Politicians send messages.

The media transmits them.

The person who truly makes the difference is the one who understands the meaning before repeating the words.

That person may be a journalist.

An analyst.

A researcher.

Or simply a reader capable of connecting the dots.

The real value no longer lies in obtaining information.

It lies in understanding it.

 

Perhaps the greatest media crisis of our time is not fake news.

It is misunderstood news.

Fake news can eventually be exposed.

But news presented without context or explanation can mislead people even when it is entirely accurate.

At that point, the media ceases to be a tool of understanding...
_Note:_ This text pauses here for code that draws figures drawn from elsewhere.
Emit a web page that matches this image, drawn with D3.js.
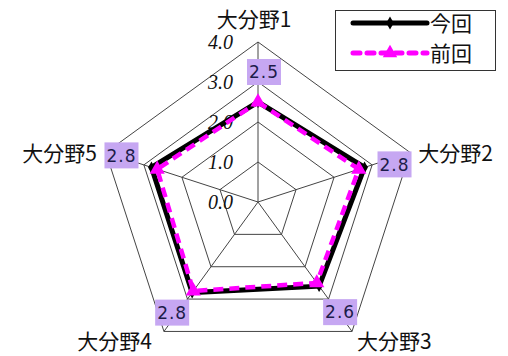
<!DOCTYPE html>
<html>
<head>
<meta charset="utf-8">
<script src="https://cdn.jsdelivr.net/npm/d3@7"></script>
<style>
  html, body { margin: 0; padding: 0; background: #fff; }
  svg { display: block; }
</style>
</head>
<body>
<div id="chart"></div>
<script>
// data
const categories = ["大分野1", "大分野2", "大分野3", "大分野4", "大分野5"];
const currentValues = [2.5, 2.8, 2.6, 2.8, 2.8];   // 今回
const previousValues = [2.5, 2.65, 2.5, 2.75, 2.65];  // 前回
const ticks = [0, 1, 2, 3, 4];
const seriesNames = ["今回", "前回"];

const width = 508, height = 356;
const cx = 258, cy = 202;
const jp = "'Noto Sans CJK JP', 'Noto Sans', sans-serif";

const r = d3.scaleLinear().domain([0, 4]).range([0, 160]);
const angle = d3.scalePoint().domain(categories).range([0, 2 * Math.PI * 4 / 5]);

const svg = d3.select("#chart").append("svg")
  .attr("width", width)
  .attr("height", height);

const g = svg.append("g").attr("transform", `translate(${cx},${cy})`);

function pt(cat, v) {
  const a = angle(cat);
  return [r(v) * Math.sin(a), -r(v) * Math.cos(a)];
}

// grid pentagons
g.append("g")
  .selectAll("path")
  .data(ticks.filter(t => t > 0))
  .join("path")
  .attr("d", t => d3.line()(categories.map(c => pt(c, t))) + "Z")
  .attr("fill", "none")
  .attr("stroke", "#444")
  .attr("stroke-width", 1);

// spokes
g.append("g")
  .selectAll("line")
  .data(categories)
  .join("line")
  .attr("x1", 0).attr("y1", 0)
  .attr("x2", c => pt(c, 4)[0])
  .attr("y2", c => pt(c, 4)[1])
  .attr("stroke", "#444")
  .attr("stroke-width", 1);

// tick labels
g.append("g")
  .selectAll("text")
  .data(ticks)
  .join("text")
  .attr("x", -25)
  .attr("y", t => -r(t))
  .attr("dy", "0.35em")
  .attr("text-anchor", "end")
  .attr("font-family", "'Liberation Serif', serif")
  .attr("font-style", "italic")
  .attr("font-size", 20)
  .attr("fill", "#111")
  .text(t => d3.format(".1f")(t));

// category labels
const catPos = [
  { dx: -4, dy: -15, anchor: "middle" },
  { dx: 8, dy: 8, anchor: "start" },
  { dx: 5, dy: 18, anchor: "start" },
  { dx: -12, dy: 18, anchor: "end" },
  { dx: -9, dy: 8, anchor: "end" }
];
g.append("g")
  .selectAll("text")
  .data(categories)
  .join("text")
  .attr("x", (c, i) => pt(c, 4)[0] + catPos[i].dx)
  .attr("y", (c, i) => pt(c, 4)[1] + catPos[i].dy)
  .attr("text-anchor", (c, i) => catPos[i].anchor)
  .attr("font-family", jp)
  .attr("font-size", 21)
  .attr("fill", "#111")
  .text(c => c);

const line = d3.line().curve(d3.curveLinearClosed);

// 今回
g.append("path")
  .attr("d", line(categories.map((c, i) => pt(c, currentValues[i]))))
  .attr("fill", "none")
  .attr("stroke", "#000")
  .attr("stroke-width", 5)
  .attr("stroke-linejoin", "miter");

g.append("g")
  .selectAll("path")
  .data(categories)
  .join("path")
  .attr("transform", (c, i) => `translate(${pt(c, currentValues[i])})`)
  .attr("d", d3.symbol(d3.symbolDiamond, 40))
  .attr("fill", "#000");

// 前回
g.append("path")
  .attr("d", line(categories.map((c, i) => pt(c, previousValues[i]))))
  .attr("fill", "none")
  .attr("stroke", "#ff00ff")
  .attr("stroke-width", 4.5)
  .attr("stroke-dasharray", "10,6");

g.append("g")
  .selectAll("path")
  .data(categories)
  .join("path")
  .attr("transform", (c, i) => `translate(${pt(c, previousValues[i])})`)
  .attr("d", d3.symbol(d3.symbolTriangle, 100))
  .attr("fill", "#ff00ff");

// data labels (今回)
const labelOff = [[6, -30], [30, -3], [21, 26], [-20, 20], [-30, -12]];
const lab = g.append("g")
  .selectAll("g")
  .data(categories)
  .join("g")
  .attr("transform", (c, i) => {
    const p = pt(c, currentValues[i]);
    return `translate(${p[0] + labelOff[i][0]},${p[1] + labelOff[i][1]})`;
  });
lab.append("rect")
  .attr("x", -17).attr("y", -13)
  .attr("width", 34).attr("height", 26)
  .attr("fill", "#c6a7f2");
lab.append("text")
  .attr("text-anchor", "middle")
  .attr("dy", "0.36em")
  .attr("font-family", "'DejaVu Sans', sans-serif")
  .attr("font-size", 17)
  .attr("letter-spacing", 1)
  .attr("fill", "#1c1c4a")
  .text((c, i) => d3.format(".1f")(currentValues[i]));

// legend
const lg = svg.append("g");
lg.append("rect")
  .attr("x", 335.5).attr("y", 10.5)
  .attr("width", 160).attr("height", 60)
  .attr("fill", "#fff")
  .attr("stroke", "#333")
  .attr("stroke-width", 1);

const legendRows = lg.selectAll("g")
  .data(seriesNames)
  .join("g")
  .attr("transform", (d, i) => `translate(0,${23 + i * 30})`);

legendRows.append("line")
  .attr("x1", 353).attr("x2", 427)
  .attr("y1", 0).attr("y2", 0)
  .attr("stroke", (d, i) => i === 0 ? "#000" : "#ff00ff")
  .attr("stroke-width", 5)
  .attr("stroke-linecap", "round")
  .attr("stroke-dasharray", (d, i) => i === 0 ? null : "7,7");

legendRows.append("path")
  .attr("transform", "translate(390,0)")
  .attr("d", (d, i) => i === 0 ? d3.symbol(d3.symbolDiamond, 50)() : d3.symbol(d3.symbolTriangle, 90)())
  .attr("fill", (d, i) => i === 0 ? "#000" : "#ff00ff");

legendRows.append("text")
  .attr("x", 430)
  .attr("dy", "0.36em")
  .attr("font-family", jp)
  .attr("font-size", 21)
  .attr("fill", "#111")
  .text(d => d);
</script>
</body>
</html>
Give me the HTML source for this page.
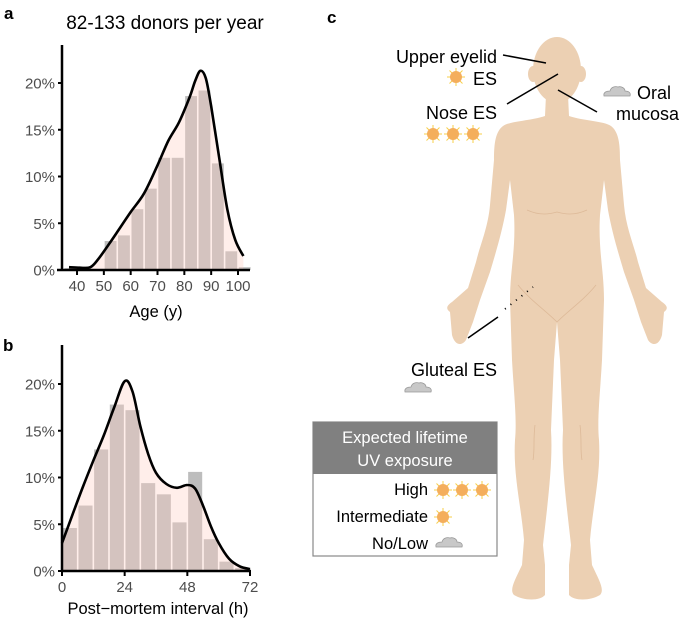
<!DOCTYPE html>
<html><head><meta charset="utf-8"><style>
body{margin:0;background:#fff;}
svg{display:block;font-family:"Liberation Sans",Arial,sans-serif;}
</style></head><body>
<svg id="fig" width="685" height="626" viewBox="0 0 685 626" xmlns="http://www.w3.org/2000/svg">
<defs>
<g id="sun"><g stroke="#f7cf4a" stroke-width="1"><line x1="-9" y1="0" x2="9" y2="0"/><line x1="0" y1="-9" x2="0" y2="9"/><line x1="-6.5" y1="-6.5" x2="6.5" y2="6.5"/><line x1="-6.5" y1="6.5" x2="6.5" y2="-6.5"/></g><circle r="6" fill="#f4ae5c"/></g>
<g id="cloud"><path d="M-13,4 C-14,0 -10,-1 -7,-1 C-6,-5 -2,-6 1,-5 C4,-6 8,-4 8,-1 C12,-1 14,1 13,4 Z" fill="#c8c8c8" stroke="#999" stroke-width="0.8"/></g>
</defs>
<text x="4" y="19" font-size="17" font-weight="bold">a</text>
<text x="3" y="351" font-size="17" font-weight="bold">b</text>
<text x="327" y="23" font-size="17" font-weight="bold">c</text>
<text x="165" y="29" font-size="19" text-anchor="middle">82-133 donors per year</text>
<g id="chartA"></g>
<g id="chartB"></g>
<text x="156" y="317" font-size="16.5" text-anchor="middle">Age (y)</text>
<text x="158" y="614" font-size="16.5" text-anchor="middle">Post−mortem interval (h)</text>

<g>
<ellipse cx="557" cy="70" rx="24" ry="33" fill="#ecd0b3"/>
<ellipse cx="533" cy="74" rx="5" ry="8" fill="#ecd0b3"/>
<ellipse cx="581" cy="74" rx="5" ry="8" fill="#ecd0b3"/>
<g id="half"><path d="M557,95 L546,95 L545,116 C530,121 510,121 503,126 C495,132 494,145 494,160 L490,205 C488,228 480,245 476,262 L468,288 L452,302 C446,306 446,309 450,312 L452,335 C455,346 462,346 466,340 L473,322 L480,300 L490,272 C496,252 502,232 506,210 L510,180 L514,215 C516,250 510,270 510,300 L512,360 C514,395 517,420 515,440 C513,475 521,505 524,540 L522,565 C515,580 509,590 514,595 C524,601 540,601 545,595 L545,565 L543,545 C548,500 553,462 551,430 L554,360 L557,322 Z" fill="#ecd0b3"/></g>
<use href="#half" transform="translate(1114,0) scale(-1,1)"/>
<g fill="none" stroke="#d9b492" stroke-width="0.8" opacity="0.8">
<path d="M527,210 C540,216 550,214 557,212 C564,214 574,216 587,210"/>
<path d="M518,285 C530,300 545,310 557,322 C569,310 584,300 596,285"/>
<path d="M535,425 C533,440 535,450 533,460"/><path d="M580,425 C582,440 580,450 582,460"/>
</g>
</g>

<g font-size="18">
<text x="497" y="63" text-anchor="end">Upper eyelid</text>
<text x="497" y="85" text-anchor="end">ES</text>
<use href="#sun" x="456" y="77"/>
<line x1="503" y1="55" x2="546" y2="63" stroke="#000" stroke-width="1.5"/>
<text x="497" y="119" text-anchor="end">Nose ES</text>
<use href="#sun" x="433" y="134"/><use href="#sun" x="453" y="134"/><use href="#sun" x="473" y="134"/>
<line x1="507" y1="104" x2="558" y2="74" stroke="#000" stroke-width="1.5"/>
<text x="637" y="99">Oral</text>
<text x="679" y="120" text-anchor="end">mucosa</text>
<use href="#cloud" x="617" y="92"/>
<line x1="558" y1="90" x2="597" y2="112" stroke="#000" stroke-width="1.5"/>
<text x="497" y="376" text-anchor="end">Gluteal ES</text>
<use href="#cloud" x="418" y="388"/>
<line x1="468" y1="338" x2="498" y2="317" stroke="#000" stroke-width="1.5"/>
<line x1="505" y1="309" x2="533" y2="287" stroke="#000" stroke-width="1.8" stroke-dasharray="1 6"/>
</g>

<g>
<rect x="313" y="422" width="184" height="134" fill="#fff" stroke="#888" stroke-width="1.2"/>
<rect x="313" y="422" width="184" height="52" fill="#808080"/>
<text x="405" y="443" font-size="16.5" fill="#fff" text-anchor="middle">Expected lifetime</text>
<text x="405" y="466" font-size="16.5" fill="#fff" text-anchor="middle">UV exposure</text>
<text x="428" y="495" font-size="16.5" text-anchor="end">High</text>
<use href="#sun" x="443" y="490"/><use href="#sun" x="462" y="490"/><use href="#sun" x="482" y="490"/>
<text x="428" y="522" font-size="16.5" text-anchor="end">Intermediate</text>
<use href="#sun" x="443" y="517"/>
<text x="428" y="549" font-size="16.5" text-anchor="end">No/Low</text>
<use href="#cloud" x="449" y="543"/>
</g>
</svg>
<script>
const NS="http://www.w3.org/2000/svg";
// Panel a data
const ageBins=[37.5,52.5,57.5,62.5,67.5,72.5,77.5,82.5,87.5,92.5,97.5,102.5];
const agePct=[0.2,3.1,3.7,6.5,8.7,12.0,12.0,18.6,19.2,11.4,2.0,0.3];
const ageCurveX=[37,41,45,48,52,56,60,65,70,74,78,82,84,86,88,90,93,96,99,102];
const ageCurveY=[0.3,0.25,0.3,1.2,2.8,4.5,6.2,8.2,11.2,13.8,15.8,18.5,20.2,21.3,20.5,17.5,12,6.5,3.2,1.5];
const ageTicks=[40,50,60,70,80,90,100];
const pctTicks=[0,5,10,15,20];
// Panel b data
const pmiBins=[3,9,15,21,27,33,39,45,51,57,63,69];
const pmiPct=[4.6,7.0,13.0,17.8,17.2,9.4,8.2,5.2,10.6,3.4,1.0,0.3];
const pmiCurveX=[0,4,8,12,16,20,24,27,30,33,36,40,44,48,51,54,57,60,64,68,72];
const pmiCurveY=[3,6,9,11.8,14.5,17.5,20.3,19.2,15.5,12.5,10.5,9.3,8.9,9.2,8.8,7,4.8,3,1.3,0.5,0.2];
const pmiTicks=[0,24,48,72];

function el(t,a,p){const e=document.createElementNS(NS,t);for(const k in a)e.setAttribute(k,a[k]);p.appendChild(e);return e;}
function smooth(pts){
  let d='M'+pts[0][0].toFixed(1)+','+pts[0][1].toFixed(1);
  for(let i=0;i<pts.length-1;i++){
    const p0=pts[Math.max(i-1,0)],p1=pts[i],p2=pts[i+1],p3=pts[Math.min(i+2,pts.length-1)];
    const c1=[p1[0]+(p2[0]-p0[0])/6,p1[1]+(p2[1]-p0[1])/6];
    const c2=[p2[0]-(p3[0]-p1[0])/6,p2[1]-(p3[1]-p1[1])/6];
    d+=' C'+c1.map(v=>v.toFixed(1)).join(',')+' '+c2.map(v=>v.toFixed(1)).join(',')+' '+p2.map(v=>v.toFixed(1)).join(',');
  }
  return d;
}
function chart(g,cfg){
  const sx=v=>cfg.x0+(v-cfg.d0)*(cfg.x1-cfg.x0)/(cfg.d1-cfg.d0);
  const sy=v=>cfg.y0-v*(cfg.y0-cfg.y20)/20;
  cfg.bins.forEach((b,i)=>{
    const r=el('rect',{x:sx(b-cfg.bw/2)+0.8,y:sy(cfg.vals[i]),width:sx(b+cfg.bw/2)-sx(b-cfg.bw/2)-1.6,height:sy(0)-sy(cfg.vals[i]),fill:'#bdbdbd'},g);
    
    
  });
  const pts=cfg.cx.map((x,i)=>[sx(x),sy(cfg.cy[i])]);
  const d=smooth(pts);
  const f=el('path',{d:d+' L'+sx(cfg.cx[cfg.cx.length-1])+','+sy(0)+' L'+sx(cfg.cx[0])+','+sy(0)+' Z',fill:'rgba(255,205,195,0.35)'},g);
  
  
  const l=el('path',{d:d,fill:'none',stroke:'#000','stroke-width':2.6,'stroke-linejoin':'round'},g);
  
  
  const ya=el('line',{x1:cfg.x0,y1:cfg.ytop,x2:cfg.x0,y2:sy(0)+1,stroke:'#000','stroke-width':2.5},g);
  
  
  const xa=el('line',{x1:cfg.xs,y1:sy(0),x2:cfg.xe,y2:sy(0),stroke:'#000','stroke-width':2.5},g);
  
  
  pctTicks.forEach(p=>{
    el('line',{x1:cfg.x0-4,y1:sy(p),x2:cfg.x0,y2:sy(p),stroke:'#000','stroke-width':2},g);
    const t=el('text',{x:cfg.x0-7,y:sy(p)+5.5,'font-size':15,fill:'#4d4d4d','text-anchor':'end'},g);t.textContent=p+'%';
    
    
  });
  cfg.ticks.forEach(v=>{
    el('line',{x1:sx(v),y1:sy(0),x2:sx(v),y2:sy(0)+5,stroke:'#000','stroke-width':2},g);
    const t=el('text',{x:sx(v),y:sy(0)+21,'font-size':15,fill:'#4d4d4d','text-anchor':'middle'},g);t.textContent=v;
    
    
  });
}
chart(document.getElementById('chartA'),{x0:62,d0:34.4,d1:100,x1:238,y0:270,y20:83,ytop:45,xs:57,xe:250,bw:5,bins:ageBins,vals:agePct,cx:ageCurveX,cy:ageCurveY,ticks:ageTicks});
chart(document.getElementById('chartB'),{x0:62,d0:0,d1:72,x1:250,y0:571,y20:384,ytop:345,xs:62,xe:251,bw:6,bins:pmiBins,vals:pmiPct,cx:pmiCurveX,cy:pmiCurveY,ticks:pmiTicks});
</script>
</body></html>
And becomes little more than a transmitter of signals that many people do not fully comprehend.

 

What Comes Next?

In the age of artificial intelligence and smartphones, transmitting news has become easier than ever.

Machines can now do it in seconds.

But machines do not understand meaning.

They do not ask:

Why?

For whom?

And to what end?

That is where the true value of journalism begins.

 

Perhaps the modern role of the media is no longer simply to tell people:

What happened?

That information is now available to everyone.

The harder and more important task is to answer:

What does it mean?

And this is where the distinction emerges between a news carrier...

And a builder of understanding.

Everyone hears the words.

But meaning is what creates awareness.

Perhaps the greatest danger facing any society is not being deprived of news.

It is living amid thousands of headlines...

Without understanding what they are actually trying to say.

Those who believe journalism's role ends with reporting the news are like those who believe a doctor's job ends with reading test results, without explaining them or warning of the risks they reveal.